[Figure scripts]
'''

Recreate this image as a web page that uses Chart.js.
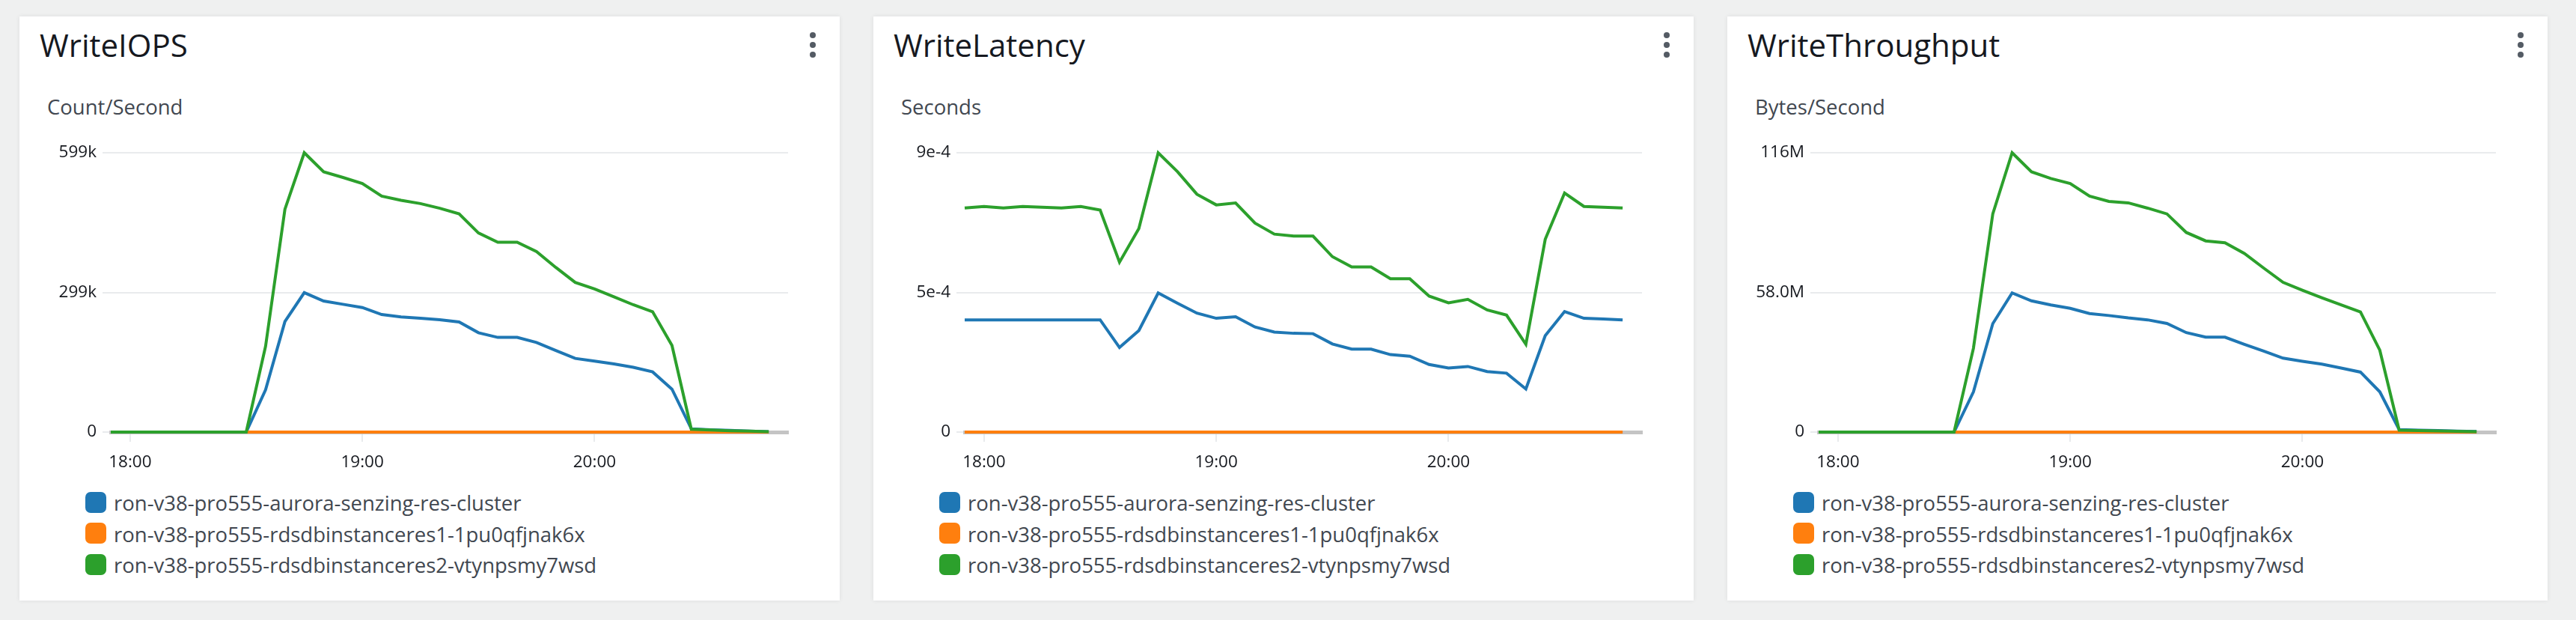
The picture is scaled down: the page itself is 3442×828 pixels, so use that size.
<!DOCTYPE html>
<html><head><meta charset="utf-8">
<script src="https://cdn.jsdelivr.net/npm/chart.js@4.4.0/dist/chart.umd.min.js"></script>
<style>
html,body{margin:0;padding:0;}
body{width:3442px;height:828px;background:#eff0f0;position:relative;overflow:hidden;font-family:'Open Sans',sans-serif;}
.panel{position:absolute;top:22px;width:1096px;height:780px;background:#fff;box-shadow:0 0 6px rgba(0,28,36,0.08);}
.title{position:absolute;left:27px;top:17px;font-size:42px;line-height:42px;color:#16191f;white-space:nowrap;}
.unit{position:absolute;left:37px;top:107px;font-size:27.5px;line-height:27.5px;color:#414750;white-space:nowrap;}
.kebab{position:absolute;left:1056px;top:21px;width:8px;}
.kebab span{display:block;width:8px;height:8px;border-radius:50%;background:#545b64;margin-bottom:5px;}
.cv{position:absolute;left:0;top:150px;}
.legend{position:absolute;left:88px;top:628px;}
.row{display:flex;align-items:center;height:41.5px;}
.sw{width:28px;height:28px;border-radius:7px;margin-right:10px;flex:none;}
.lt{font-size:27.5px;color:#414750;white-space:nowrap;position:relative;top:1px;}
</style></head><body>
<script>
const times = ['17:55','18:00','18:05','18:10','18:15','18:20','18:25','18:30','18:35','18:40','18:45','18:50','18:55',
  '19:00','19:05','19:10','19:15','19:20','19:25','19:30','19:35','19:40','19:45','19:50','19:55',
  '20:00','20:05','20:10','20:15','20:20','20:25','20:30','20:35','20:40','20:45'];
const xMinTime = '17:55';
const xMaxTime = '20:50';
const xTickLabels = ['18:00','19:00','20:00'];

const titles = ['WriteIOPS','WriteLatency','WriteThroughput'];
const units = ['Count/Second','Seconds','Bytes/Second'];
const seriesNames = ['ron-v38-pro555-aurora-senzing-res-cluster','ron-v38-pro555-rdsdbinstanceres1-1pu0qfjnak6x','ron-v38-pro555-rdsdbinstanceres2-vtynpsmy7wsd'];
const seriesColors = ['#1f77b4','#ff7f0e','#2ca02c'];

const iopsBlue = [0,0,0,0,0,0,0,0,90600,237000,299000,281000,274000,267000,252000,247000,244000,241000,236000,213000,203000,203000,192000,175000,158000,152000,146000,139000,129000,92000,7000,5000,3500,2000,1000];
const iopsOrange = [0,0,0,0,0,0,0,0,0,0,0,0,0,0,0,0,0,0,0,0,0,0,0,0,0,0,0,0,0,0,0,0,0,0,0];
const iopsGreen = [0,0,0,0,0,0,0,0,184000,478000,599000,558000,546000,533000,506000,497000,490000,480000,468000,427000,407000,407000,387000,353000,321000,307000,290000,273000,258000,186000,6000,4500,3000,2000,1000];
const iopsTicks = [0,299500,599000];
const iopsTickLabels = ['0','299k','599k'];

const latBlue = [3.615e-4,3.615e-4,3.615e-4,3.615e-4,3.615e-4,3.615e-4,3.615e-4,3.615e-4,2.724e-4,3.272e-4,4.481e-4,4.150e-4,3.832e-4,3.666e-4,3.717e-4,3.386e-4,3.221e-4,3.182e-4,3.170e-4,2.839e-4,2.673e-4,2.673e-4,2.495e-4,2.444e-4,2.177e-4,2.062e-4,2.113e-4,1.948e-4,1.897e-4,1.388e-4,3.106e-4,3.883e-4,3.666e-4,3.641e-4,3.615e-4];
const latOrange = [0,0,0,0,0,0,0,0,0,0,0,0,0,0,0,0,0,0,0,0,0,0,0,0,0,0,0,0,0,0,0,0,0,0,0];
const latGreen = [7.218e-4,7.269e-4,7.218e-4,7.269e-4,7.243e-4,7.218e-4,7.269e-4,7.154e-4,5.474e-4,6.556e-4,9.0e-4,8.389e-4,7.663e-4,7.320e-4,7.383e-4,6.734e-4,6.378e-4,6.314e-4,6.314e-4,5.652e-4,5.321e-4,5.321e-4,4.939e-4,4.939e-4,4.379e-4,4.163e-4,4.277e-4,3.934e-4,3.768e-4,2.826e-4,6.212e-4,7.702e-4,7.269e-4,7.243e-4,7.218e-4];
const latTicks = [0,0.00045,0.0009];
const latTickLabels = ['0','5e-4','9e-4'];

const tputBlue = [0,0,0,0,0,0,0,0,16.7e6,45.0e6,57.8e6,54.5e6,52.8e6,51.4e6,49.2e6,48.4e6,47.4e6,46.6e6,45.1e6,41.3e6,39.4e6,39.4e6,36.4e6,33.6e6,30.7e6,29.4e6,28.2e6,26.6e6,24.9e6,16.7e6,1.0e6,0.8e6,0.6e6,0.4e6,0.2e6];
const tputOrange = [0,0,0,0,0,0,0,0,0,0,0,0,0,0,0,0,0,0,0,0,0,0,0,0,0,0,0,0,0,0,0,0,0,0,0];
const tputGreen = [0,0,0,0,0,0,0,0,34.8e6,90.6e6,116e6,108.1e6,105.3e6,103.2e6,98.0e6,95.8e6,95.2e6,93.0e6,90.6e6,82.9e6,79.4e6,78.6e6,74.2e6,68.1e6,62.2e6,58.9e6,55.8e6,52.8e6,49.9e6,34.0e6,0.8e6,0.6e6,0.45e6,0.3e6,0.15e6];
const tputTicks = [0,58e6,116e6];
const tputTickLabels = ['0','58.0M','116M'];

const panelLefts = [26,1167,2308];

function toMin(t){ const p = t.split(':').map(Number); return p[0]*60 + p[1]; }

function buildPanel(idx, blue, orange, green, yTicks, yLabels){
  const panel = document.createElement('div');
  panel.className = 'panel';
  panel.style.left = panelLefts[idx] + 'px';
  const t = document.createElement('div'); t.className = 'title'; t.textContent = titles[idx]; panel.appendChild(t);
  const u = document.createElement('div'); u.className = 'unit'; u.textContent = units[idx]; panel.appendChild(u);
  const k = document.createElement('div'); k.className = 'kebab'; k.innerHTML = '<span></span><span></span><span></span>'; panel.appendChild(k);
  const cv = document.createElement('canvas'); cv.className = 'cv'; cv.width = 1096; cv.height = 465;
  cv.style.width = '1096px'; cv.style.height = '465px';
  panel.appendChild(cv);
  const lg = document.createElement('div'); lg.className = 'legend';
  seriesNames.forEach((n, i) => {
    const r = document.createElement('div'); r.className = 'row';
    const s = document.createElement('div'); s.className = 'sw'; s.style.background = seriesColors[i];
    const l = document.createElement('div'); l.className = 'lt'; l.textContent = n;
    r.appendChild(s); r.appendChild(l); lg.appendChild(r);
  });
  panel.appendChild(lg);
  document.body.appendChild(panel);

  const mk = arr => arr.map((v, i) => ({x: toMin(times[i]), y: v}));
  new Chart(cv, {
    type: 'line',
    data: { datasets: [
      {label: seriesNames[0], data: mk(blue), borderColor: seriesColors[0], backgroundColor: seriesColors[0], order: 2, clip: false},
      {label: seriesNames[1], data: mk(orange), borderColor: seriesColors[1], backgroundColor: seriesColors[1], order: 1, clip: false},
      {label: seriesNames[2], data: mk(green), borderColor: seriesColors[2], backgroundColor: seriesColors[2], order: 0, clip: false}
    ]},
    options: {
      responsive: false, animation: false, devicePixelRatio: 1,
      layout: {padding: {top: 32, right: 69, left: 0, bottom: 0}},
      elements: {line: {borderWidth: 4, tension: 0, fill: false}, point: {radius: 0, hoverRadius: 0}},
      plugins: {legend: {display: false}, tooltip: {enabled: false}},
      scales: {
        x: {
          type: 'linear', min: toMin(xMinTime), max: toMin(xMaxTime),
          afterBuildTicks: s => { s.ticks = xTickLabels.map(l => ({value: toMin(l)})); },
          afterFit: s => { s.height = 60; },
          ticks: {callback: (v, i) => xTickLabels[i], font: {family: "'Open Sans'", size: 22.5}, color: '#16191f', padding: 14.5, maxRotation: 0, autoSkip: false},
          grid: {drawOnChartArea: false, drawTicks: true, tickLength: 13, color: '#e9ebed', lineWidth: 2},
          border: {display: true, color: '#c4c4c4', width: 5}
        },
        y: {
          min: 0, max: yTicks[yTicks.length - 1],
          afterBuildTicks: s => { s.ticks = yTicks.map(v => ({value: v})); },
          afterFit: s => { s.width = 122; },
          ticks: {callback: (v, i) => yLabels[i], font: {family: "'Open Sans'", size: 22.5}, color: '#16191f', padding: 8},
          grid: {color: '#e9ebed', lineWidth: 2, tickLength: 11, drawTicks: true},
          border: {display: false}
        }
      }
    }
  });
}

buildPanel(0, iopsBlue, iopsOrange, iopsGreen, iopsTicks, iopsTickLabels);
buildPanel(1, latBlue, latOrange, latGreen, latTicks, latTickLabels);
buildPanel(2, tputBlue, tputOrange, tputGreen, tputTicks, tputTickLabels);
</script>
</body></html>
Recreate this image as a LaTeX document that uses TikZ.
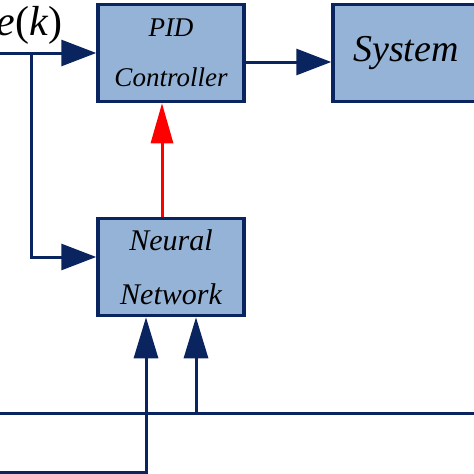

'''

### [TASK OBJECTIVE]
Pick out all lines containing the string "image".

### [ANSWER TO THIS PROBLEM]
Recreate this image as a web page that uses Chart.js.
Recreate this image as a LaTeX document that uses TikZ.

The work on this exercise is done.